Le Département d’Etat américain a fait état le 8 juillet 2024 de sa «préoccupation concernant certaines chaînes d’approvisionnement en minerais du Rwanda et de l’Est de la République Démocratique du Congo qui contribuent au conflit en cours». Cette déclaration est une réponse aux demandes adressées par le secteur privé à Washington, appelé à clarifier les risques potentiels associés à la fabrication des produits utilisant des minéraux en provenance de l’Est de la RDC, du Rwanda et de l’Ouganda. «Les Etats-Unis sont profondément préoccupés par le conflit en cours à l’Est de la RDC et par la crise humanitaire qui en résulte. En particulier par le rôle que le commerce et l’exploitation illicites de certains minéraux, notamment l’or et le tantale extraits de manière artisanale et semi-industrielle, de la région des Grands Lacs, continuent à jouer dans le financement des conflits», peut-on y lire.
Pour le gouvernement américain, des quantités importantes de minéraux sont transportées et exportés par des commerçants congolais hors de leur pays, via le Rwanda et l’Ouganda, avec le soutien de divers groupes armés et de certains services de sécurité. Ces minéraux sont ensuite acheminés vers les principaux pays de raffinage et de transformation. «Ces chaînes d’approvisionnement facilitent l’exploitation illicite impliquant des actes de corruption», note le Département d’Etat.

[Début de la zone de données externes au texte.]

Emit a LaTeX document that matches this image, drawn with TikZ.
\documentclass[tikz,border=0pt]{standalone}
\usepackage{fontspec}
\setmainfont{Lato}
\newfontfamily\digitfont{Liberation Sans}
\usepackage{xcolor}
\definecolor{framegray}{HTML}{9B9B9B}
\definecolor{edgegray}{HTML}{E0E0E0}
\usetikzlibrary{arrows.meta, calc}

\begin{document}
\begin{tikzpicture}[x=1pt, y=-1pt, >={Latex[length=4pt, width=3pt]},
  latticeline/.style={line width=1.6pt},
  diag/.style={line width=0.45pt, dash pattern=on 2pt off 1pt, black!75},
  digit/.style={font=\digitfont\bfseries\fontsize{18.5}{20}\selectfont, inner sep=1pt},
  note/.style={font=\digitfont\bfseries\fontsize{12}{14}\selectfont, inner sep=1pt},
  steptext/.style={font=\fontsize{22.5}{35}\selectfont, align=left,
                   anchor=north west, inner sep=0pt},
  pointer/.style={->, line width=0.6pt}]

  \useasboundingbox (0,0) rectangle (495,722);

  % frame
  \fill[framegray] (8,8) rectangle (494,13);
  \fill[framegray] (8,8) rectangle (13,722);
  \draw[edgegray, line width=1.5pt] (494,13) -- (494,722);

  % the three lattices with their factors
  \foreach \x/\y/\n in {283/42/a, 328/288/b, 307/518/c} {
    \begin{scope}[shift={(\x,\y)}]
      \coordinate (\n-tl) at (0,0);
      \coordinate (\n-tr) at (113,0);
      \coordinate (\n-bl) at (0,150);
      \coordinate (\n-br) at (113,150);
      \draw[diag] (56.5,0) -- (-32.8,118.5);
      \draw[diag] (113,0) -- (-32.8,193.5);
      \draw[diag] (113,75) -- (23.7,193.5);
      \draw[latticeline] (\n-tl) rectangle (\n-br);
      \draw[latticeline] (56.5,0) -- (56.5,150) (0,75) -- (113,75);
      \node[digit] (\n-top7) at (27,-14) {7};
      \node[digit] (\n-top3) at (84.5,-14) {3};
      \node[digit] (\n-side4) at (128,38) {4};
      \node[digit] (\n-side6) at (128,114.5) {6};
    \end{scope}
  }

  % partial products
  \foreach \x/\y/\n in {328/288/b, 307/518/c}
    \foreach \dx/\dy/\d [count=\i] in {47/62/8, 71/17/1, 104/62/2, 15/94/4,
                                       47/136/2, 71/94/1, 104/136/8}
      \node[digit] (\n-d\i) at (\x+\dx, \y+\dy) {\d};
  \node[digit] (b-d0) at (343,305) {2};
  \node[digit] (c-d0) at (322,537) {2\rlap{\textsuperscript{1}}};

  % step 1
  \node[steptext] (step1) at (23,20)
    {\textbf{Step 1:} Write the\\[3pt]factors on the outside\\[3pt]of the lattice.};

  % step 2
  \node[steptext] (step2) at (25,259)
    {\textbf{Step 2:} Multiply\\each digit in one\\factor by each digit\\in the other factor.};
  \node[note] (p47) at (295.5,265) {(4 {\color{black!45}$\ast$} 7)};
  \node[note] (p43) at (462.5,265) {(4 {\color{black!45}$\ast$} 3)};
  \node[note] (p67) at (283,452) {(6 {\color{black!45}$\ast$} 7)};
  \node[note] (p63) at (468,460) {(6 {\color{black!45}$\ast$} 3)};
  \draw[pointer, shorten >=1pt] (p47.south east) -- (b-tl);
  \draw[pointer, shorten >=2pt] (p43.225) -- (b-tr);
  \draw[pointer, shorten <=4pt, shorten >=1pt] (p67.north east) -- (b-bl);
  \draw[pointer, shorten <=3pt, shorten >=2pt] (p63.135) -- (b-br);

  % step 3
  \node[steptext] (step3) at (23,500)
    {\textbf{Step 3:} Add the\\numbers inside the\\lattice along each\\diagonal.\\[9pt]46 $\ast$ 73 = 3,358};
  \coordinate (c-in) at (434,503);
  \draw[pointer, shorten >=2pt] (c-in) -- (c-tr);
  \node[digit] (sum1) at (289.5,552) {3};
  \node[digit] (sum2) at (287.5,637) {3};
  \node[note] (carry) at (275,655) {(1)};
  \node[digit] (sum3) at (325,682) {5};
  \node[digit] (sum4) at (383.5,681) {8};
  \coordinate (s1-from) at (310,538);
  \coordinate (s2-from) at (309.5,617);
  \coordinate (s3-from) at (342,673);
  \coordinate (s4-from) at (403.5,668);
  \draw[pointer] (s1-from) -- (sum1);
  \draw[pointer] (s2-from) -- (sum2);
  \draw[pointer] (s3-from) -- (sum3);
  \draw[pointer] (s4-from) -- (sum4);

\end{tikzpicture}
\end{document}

Violations des droits de l’homme
Outre la présence de Kigali et de Kampala dans la chaîne d’approvisionnement illicite des minéraux extraits de la RDC, la déclaration américaine du 8 juillet met explicitement le doigt sur les conditions de transport et d’exportation qui permettent un éventail de violations des droits de l’homme et des droits du travail (travail forcé, travail des enfants, violences sexuelles) dans les zones d’exploitation minière.
En conséquence, «le gouvernement américain encourage des initiatives de traçabilité par l’industrie dans la région, notamment grâce à une plus grande transparence et à des mécanismes de diligence raisonnable plus solides».

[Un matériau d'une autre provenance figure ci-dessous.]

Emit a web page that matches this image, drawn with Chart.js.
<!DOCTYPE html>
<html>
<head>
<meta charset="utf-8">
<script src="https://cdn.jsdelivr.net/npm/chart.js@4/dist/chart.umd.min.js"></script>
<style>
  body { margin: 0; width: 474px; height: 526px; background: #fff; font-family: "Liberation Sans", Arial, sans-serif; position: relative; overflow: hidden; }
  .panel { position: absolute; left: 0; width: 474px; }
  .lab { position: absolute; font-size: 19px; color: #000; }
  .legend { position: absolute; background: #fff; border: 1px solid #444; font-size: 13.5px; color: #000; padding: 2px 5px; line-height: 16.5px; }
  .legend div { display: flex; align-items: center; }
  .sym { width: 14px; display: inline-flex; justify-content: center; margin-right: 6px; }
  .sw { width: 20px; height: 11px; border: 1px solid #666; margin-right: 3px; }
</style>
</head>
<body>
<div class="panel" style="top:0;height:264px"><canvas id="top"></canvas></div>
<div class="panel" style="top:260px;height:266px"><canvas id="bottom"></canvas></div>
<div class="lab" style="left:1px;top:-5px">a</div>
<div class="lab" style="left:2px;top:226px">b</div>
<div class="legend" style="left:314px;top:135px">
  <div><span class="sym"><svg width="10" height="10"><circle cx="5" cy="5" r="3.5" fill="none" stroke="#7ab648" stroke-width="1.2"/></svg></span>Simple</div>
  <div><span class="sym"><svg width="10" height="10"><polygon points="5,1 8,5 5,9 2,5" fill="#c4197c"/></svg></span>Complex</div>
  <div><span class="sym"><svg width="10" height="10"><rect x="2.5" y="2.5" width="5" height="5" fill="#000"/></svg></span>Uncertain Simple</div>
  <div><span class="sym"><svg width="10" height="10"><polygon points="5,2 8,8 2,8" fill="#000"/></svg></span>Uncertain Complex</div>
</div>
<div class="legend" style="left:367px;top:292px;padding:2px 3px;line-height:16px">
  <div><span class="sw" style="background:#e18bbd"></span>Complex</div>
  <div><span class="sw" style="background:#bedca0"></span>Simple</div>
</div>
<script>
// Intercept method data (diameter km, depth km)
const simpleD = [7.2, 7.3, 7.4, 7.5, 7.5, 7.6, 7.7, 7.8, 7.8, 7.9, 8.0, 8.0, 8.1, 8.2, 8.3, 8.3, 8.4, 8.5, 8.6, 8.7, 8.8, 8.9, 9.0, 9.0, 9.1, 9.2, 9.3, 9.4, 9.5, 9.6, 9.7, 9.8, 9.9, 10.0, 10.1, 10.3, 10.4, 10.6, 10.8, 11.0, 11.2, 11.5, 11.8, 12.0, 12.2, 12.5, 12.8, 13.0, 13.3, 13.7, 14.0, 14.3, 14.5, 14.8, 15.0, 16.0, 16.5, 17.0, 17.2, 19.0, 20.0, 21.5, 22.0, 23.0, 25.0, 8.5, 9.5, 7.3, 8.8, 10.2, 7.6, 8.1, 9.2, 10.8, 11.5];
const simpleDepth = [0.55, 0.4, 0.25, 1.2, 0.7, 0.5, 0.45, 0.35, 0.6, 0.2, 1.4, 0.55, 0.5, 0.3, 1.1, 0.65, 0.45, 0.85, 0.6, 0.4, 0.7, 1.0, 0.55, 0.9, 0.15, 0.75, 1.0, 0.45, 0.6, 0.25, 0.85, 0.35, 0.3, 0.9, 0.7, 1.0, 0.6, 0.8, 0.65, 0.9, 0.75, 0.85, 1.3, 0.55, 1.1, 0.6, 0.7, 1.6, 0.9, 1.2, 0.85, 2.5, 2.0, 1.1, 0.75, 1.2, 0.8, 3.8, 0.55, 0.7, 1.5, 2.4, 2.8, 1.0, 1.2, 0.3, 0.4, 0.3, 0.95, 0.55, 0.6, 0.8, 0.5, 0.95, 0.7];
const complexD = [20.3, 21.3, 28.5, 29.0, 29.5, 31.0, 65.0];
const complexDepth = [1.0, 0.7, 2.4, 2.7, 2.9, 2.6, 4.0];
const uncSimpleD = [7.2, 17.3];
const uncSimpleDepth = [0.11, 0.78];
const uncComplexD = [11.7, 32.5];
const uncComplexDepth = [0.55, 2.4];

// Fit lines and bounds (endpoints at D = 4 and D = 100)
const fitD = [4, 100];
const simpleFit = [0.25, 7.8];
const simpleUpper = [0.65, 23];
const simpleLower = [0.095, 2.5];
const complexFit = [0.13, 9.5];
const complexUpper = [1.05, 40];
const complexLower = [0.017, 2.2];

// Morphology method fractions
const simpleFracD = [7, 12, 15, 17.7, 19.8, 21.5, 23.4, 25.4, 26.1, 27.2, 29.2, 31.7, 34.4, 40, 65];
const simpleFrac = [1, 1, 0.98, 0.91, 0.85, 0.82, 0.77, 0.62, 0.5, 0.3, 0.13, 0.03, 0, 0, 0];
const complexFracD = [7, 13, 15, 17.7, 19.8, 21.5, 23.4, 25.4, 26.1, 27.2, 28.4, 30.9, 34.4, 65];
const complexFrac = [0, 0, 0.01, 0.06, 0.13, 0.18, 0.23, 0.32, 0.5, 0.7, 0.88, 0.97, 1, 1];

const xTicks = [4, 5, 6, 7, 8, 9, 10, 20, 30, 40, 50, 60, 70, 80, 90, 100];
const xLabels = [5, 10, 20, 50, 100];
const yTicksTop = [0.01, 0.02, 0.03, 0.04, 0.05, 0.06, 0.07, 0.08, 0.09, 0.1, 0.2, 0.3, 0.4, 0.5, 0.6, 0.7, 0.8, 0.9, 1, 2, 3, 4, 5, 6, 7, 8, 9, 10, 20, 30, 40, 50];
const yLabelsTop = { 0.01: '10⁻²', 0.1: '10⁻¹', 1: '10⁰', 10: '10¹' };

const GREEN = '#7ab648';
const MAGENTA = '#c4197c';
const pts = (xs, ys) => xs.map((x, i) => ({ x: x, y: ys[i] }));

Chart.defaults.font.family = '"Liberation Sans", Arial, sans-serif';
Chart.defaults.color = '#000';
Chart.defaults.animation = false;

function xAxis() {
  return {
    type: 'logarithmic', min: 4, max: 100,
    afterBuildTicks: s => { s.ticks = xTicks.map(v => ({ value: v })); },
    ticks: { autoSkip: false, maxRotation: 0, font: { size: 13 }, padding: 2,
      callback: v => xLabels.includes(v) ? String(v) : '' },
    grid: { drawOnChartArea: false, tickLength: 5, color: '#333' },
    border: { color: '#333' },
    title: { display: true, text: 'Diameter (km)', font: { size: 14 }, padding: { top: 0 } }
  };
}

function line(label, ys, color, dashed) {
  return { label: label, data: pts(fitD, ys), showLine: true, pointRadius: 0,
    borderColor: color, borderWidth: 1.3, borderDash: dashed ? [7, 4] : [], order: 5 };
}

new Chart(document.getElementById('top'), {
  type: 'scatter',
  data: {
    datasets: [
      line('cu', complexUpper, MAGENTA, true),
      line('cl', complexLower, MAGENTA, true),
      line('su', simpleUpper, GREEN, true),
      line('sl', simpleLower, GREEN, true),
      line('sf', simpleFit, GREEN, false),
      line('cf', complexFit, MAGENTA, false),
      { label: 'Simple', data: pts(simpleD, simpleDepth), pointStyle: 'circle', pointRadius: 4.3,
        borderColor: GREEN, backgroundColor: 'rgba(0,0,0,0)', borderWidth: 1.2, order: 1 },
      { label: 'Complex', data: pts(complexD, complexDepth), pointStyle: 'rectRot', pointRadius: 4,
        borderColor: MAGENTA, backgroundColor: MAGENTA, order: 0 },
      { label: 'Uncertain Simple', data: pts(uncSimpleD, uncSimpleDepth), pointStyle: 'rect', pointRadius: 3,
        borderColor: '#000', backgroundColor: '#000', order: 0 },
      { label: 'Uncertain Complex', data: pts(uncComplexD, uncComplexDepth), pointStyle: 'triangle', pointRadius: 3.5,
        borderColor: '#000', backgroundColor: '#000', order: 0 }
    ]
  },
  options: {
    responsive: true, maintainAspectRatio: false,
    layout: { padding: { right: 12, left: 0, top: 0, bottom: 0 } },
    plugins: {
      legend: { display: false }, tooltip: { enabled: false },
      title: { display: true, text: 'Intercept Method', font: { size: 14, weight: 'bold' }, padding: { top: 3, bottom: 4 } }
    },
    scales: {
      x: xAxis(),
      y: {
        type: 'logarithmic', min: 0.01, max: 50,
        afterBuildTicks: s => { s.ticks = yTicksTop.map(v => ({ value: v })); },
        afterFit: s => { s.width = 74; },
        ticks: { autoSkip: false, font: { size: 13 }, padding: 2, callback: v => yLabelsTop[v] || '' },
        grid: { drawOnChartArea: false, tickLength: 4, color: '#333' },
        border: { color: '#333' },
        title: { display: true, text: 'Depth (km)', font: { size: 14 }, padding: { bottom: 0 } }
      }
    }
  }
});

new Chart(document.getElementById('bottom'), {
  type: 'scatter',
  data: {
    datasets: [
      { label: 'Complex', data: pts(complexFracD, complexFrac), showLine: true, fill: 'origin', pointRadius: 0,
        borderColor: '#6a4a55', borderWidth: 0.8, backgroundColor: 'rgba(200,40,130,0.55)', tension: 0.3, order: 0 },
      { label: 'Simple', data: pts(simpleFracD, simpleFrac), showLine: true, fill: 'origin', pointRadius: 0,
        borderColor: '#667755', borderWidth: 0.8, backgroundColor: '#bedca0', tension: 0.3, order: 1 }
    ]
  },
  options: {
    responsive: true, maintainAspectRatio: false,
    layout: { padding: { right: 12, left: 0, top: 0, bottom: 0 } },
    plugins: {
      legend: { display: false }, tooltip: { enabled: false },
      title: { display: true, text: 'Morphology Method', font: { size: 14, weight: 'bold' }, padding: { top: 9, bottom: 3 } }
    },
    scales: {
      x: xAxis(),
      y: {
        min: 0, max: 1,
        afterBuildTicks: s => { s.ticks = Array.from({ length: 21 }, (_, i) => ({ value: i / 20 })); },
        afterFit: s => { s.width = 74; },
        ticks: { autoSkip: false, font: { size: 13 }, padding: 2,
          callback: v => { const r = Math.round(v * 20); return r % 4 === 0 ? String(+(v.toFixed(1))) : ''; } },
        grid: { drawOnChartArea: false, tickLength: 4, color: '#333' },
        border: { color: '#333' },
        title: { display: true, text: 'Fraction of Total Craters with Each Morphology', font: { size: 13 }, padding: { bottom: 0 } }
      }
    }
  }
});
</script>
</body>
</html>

Les USA notent ainsi que les risques associés aux violations des droits de l’homme, à la corruption et au financement des conflits se sont intensifiés en raison de cette situation, en particulier depuis 2023.

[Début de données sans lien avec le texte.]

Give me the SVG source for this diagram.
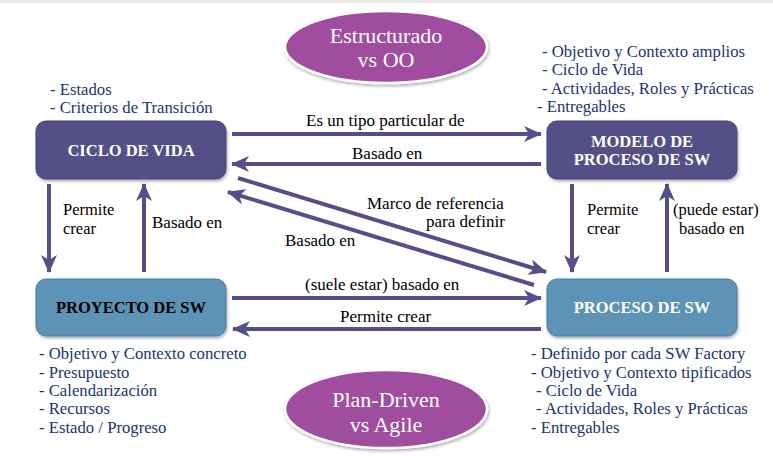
<svg xmlns="http://www.w3.org/2000/svg" width="773" height="469" viewBox="0 0 773 469" font-family="Liberation Serif, serif">
<defs>
<marker id="ah" markerUnits="userSpaceOnUse" markerWidth="20" markerHeight="16" refX="17" refY="8" orient="auto">
<path d="M0,0 L18,8 L0,16 L5,8 z" fill="#535089"/>
</marker>
<filter id="sh" x="-10%" y="-10%" width="120%" height="130%">
<feDropShadow dx="1" dy="2" stdDeviation="1.5" flood-color="#000" flood-opacity="0.3"/>
</filter>
<style>
.lbl{font-size:17px;fill:#000}
.lbs{font-size:16.5px;fill:#000}
.note{font-size:16.7px;fill:#1c3470}
.bt{font-size:16.5px;font-weight:bold;text-anchor:middle}
.et{font-size:22px;fill:#fff;text-anchor:middle}
.dark{fill:#545087;stroke:#46437a;stroke-width:1}
.blue{fill:#5d93b6;stroke:#4a7c9c;stroke-width:1}
.ell{fill:#a04d9f;stroke:#fff;stroke-width:2.5}
.c{stroke:#535089;stroke-width:4;fill:none;marker-end:url(#ah)}
</style>
</defs>
<rect x="0" y="0" width="773" height="469" fill="#fff"/>
<rect x="0" y="0" width="773" height="3" fill="#ebe8e6"/>

<g id="connectors">
<line class="c" x1="232" y1="134" x2="541" y2="134"/>
<line class="c" x1="541" y1="164" x2="232" y2="164"/>
<line class="c" x1="238" y1="178" x2="546" y2="272"/>
<line class="c" x1="534" y1="285" x2="228" y2="192"/>
<line class="c" x1="232" y1="298" x2="541" y2="298"/>
<line class="c" x1="541" y1="329" x2="233" y2="329"/>
<line class="c" x1="49" y1="184" x2="49" y2="272"/>
<line class="c" x1="144" y1="272" x2="144" y2="184"/>
<line class="c" x1="572" y1="184" x2="572" y2="272"/>
<line class="c" x1="667" y1="272" x2="667" y2="184"/>
<text class="lbl" x="306" y="126">Es un tipo particular de</text>
<text class="lbl" x="352" y="159">Basado en</text>
<text class="lbl" x="367" y="209">Marco de referencia</text>
<text class="lbl" x="426" y="227">para definir</text>
<text class="lbl" x="285" y="246">Basado en</text>
<text class="lbl" x="305" y="290">(suele estar) basado en</text>
<text class="lbl" x="340" y="322">Permite crear</text>
<text class="lbs" x="63" y="214.5">Permite</text>
<text class="lbs" x="63" y="233.5">crear</text>
<text class="lbl" x="152" y="228">Basado en</text>
<text class="lbs" x="587" y="214.5">Permite</text>
<text class="lbs" x="587" y="233.5">crear</text>
<text class="lbs" x="673" y="214.5">(puede estar)</text>
<text class="lbs" x="679" y="233.5">basado en</text>
</g>

<g id="ellipse-estructurado">
<ellipse class="ell" cx="386" cy="47" rx="101" ry="36" filter="url(#sh)"/>
<text class="et" x="386" y="43">Estructurado</text>
<text class="et" x="386" y="67">vs OO</text>
</g>

<g id="ellipse-plan">
<ellipse class="ell" cx="386" cy="409" rx="101" ry="39" filter="url(#sh)"/>
<text class="et" x="386" y="407">Plan-Driven</text>
<text class="et" x="386" y="432">vs Agile</text>
</g>

<g id="ciclo-de-vida">
<rect class="dark" x="36" y="121" width="190" height="58" rx="10" filter="url(#sh)"/>
<text class="bt" x="131" y="156" fill="#fff">CICLO DE VIDA</text>
<text class="note" x="50" y="95">- Estados</text>
<text class="note" x="50" y="113">- Criterios de Transición</text>
</g>

<g id="modelo-de-proceso">
<rect class="dark" x="547" y="121" width="190" height="58" rx="10" filter="url(#sh)"/>
<text class="bt" x="642" y="147" fill="#fff">MODELO DE</text>
<text class="bt" x="642" y="165" fill="#fff">PROCESO DE SW</text>
<text class="note" x="542" y="57">- Objetivo y Contexto amplios</text>
<text class="note" x="542" y="75">- Ciclo de Vida</text>
<text class="note" x="542" y="94">- Actividades, Roles y Prácticas</text>
<text class="note" x="537" y="112">- Entregables</text>
</g>

<g id="proyecto-de-sw">
<rect class="blue" x="36" y="279" width="190" height="57" rx="10" filter="url(#sh)"/>
<text class="bt" x="131" y="313" fill="#000">PROYECTO DE SW</text>
<text class="note" x="39" y="359">- Objetivo y Contexto concreto</text>
<text class="note" x="39" y="378">- Presupuesto</text>
<text class="note" x="39" y="396">- Calendarización</text>
<text class="note" x="39" y="414">- Recursos</text>
<text class="note" x="39" y="433">- Estado / Progreso</text>
</g>

<g id="proceso-de-sw">
<rect class="blue" x="547" y="279" width="190" height="57" rx="10" filter="url(#sh)"/>
<text class="bt" x="642" y="313" fill="#fff">PROCESO DE SW</text>
<text class="note" x="531" y="359">- Definido por cada SW Factory</text>
<text class="note" x="531" y="378">- Objetivo y Contexto tipificados</text>
<text class="note" x="536" y="396">- Ciclo de Vida</text>
<text class="note" x="536" y="414">- Actividades, Roles y Prácticas</text>
<text class="note" x="531" y="433">- Entregables</text>
</g>
</svg>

Plainte congolaise contre Apple
La déclaration américaine du 8 juillet semble ainsi liée à l’action en justice contre Apple, le géant américain de l’informatique et de téléphonie mobile, par la RDC. Au cours d’une interview sur LCI, le 1er mai 2024, le président Félix Tshisekedi avait affirmé qu’« il y a du sang des victimes congolaises dans la fabrication des appareils d’Apple. C’est certain. C’est documenté. Maintenant ce sont les enquêtes qui le démontreront. Les gens d’Apple, eux disent qu’ils achètent des produits propres. Or, nous savons qu’au Rwanda il n’y a même pas un gramme de minerais les plus prisés qui sont destinés à la fabrication de cette technologie. Donc, ça veut dire que ces minerais proviennent de quelque part. Et aujourd’hui il est avéré que c’est de la RDC qu’ils proviennent ». Poursuivant sa dénonciation, le chef de l’Etat congolais assurait encore que «ces minerais arrivent au Rwanda et certaines ONG complices du régime rwandais commencent simplement la vérification sur les lieux d’entreposage au lieu de le faire à partir des lieux d’origine de ces produits, c’est-à-dire les mines congolaises auxquelles on accède après avoir violenté, massacré nos compatriotes».
Une plainte en bonne et due forme a été d’ores et déjà introduite auprès des instances judiciaires américaines en Californie, siège d’Apple, ainsi qu’en France où la multinationale détient une filiale. Après que Amsterdam & Partners LLP, le cabinet d’avocats qui défend la RDC eût adressé une mise en demeure restée sans suite au géant américain de la technologie.
La part de la RDC
On se perd en conjectures sur l’attitude complaisante, voire complice de certaines autorités congolaises avec ce trafic illicite dénoncé par leur gouvernement et sur lequel le président rwandais Paul Kagame est revenu récemment en reconnaissant que ces minerais venaient bel et bien de la RDC.
«Il est plus que temps que Kinshasa soit conséquent avec lui-même en initiant des sanctions fermes et sévères à l’encontre de tous les acteurs économiques et agents publics véreux, qu’ils soient civils ou militaires, qui contribuent de la sorte à l’appauvrissement de leur propre pays», déclare Archibald Kasongo, analyste politique à l’Université catholique du Congo.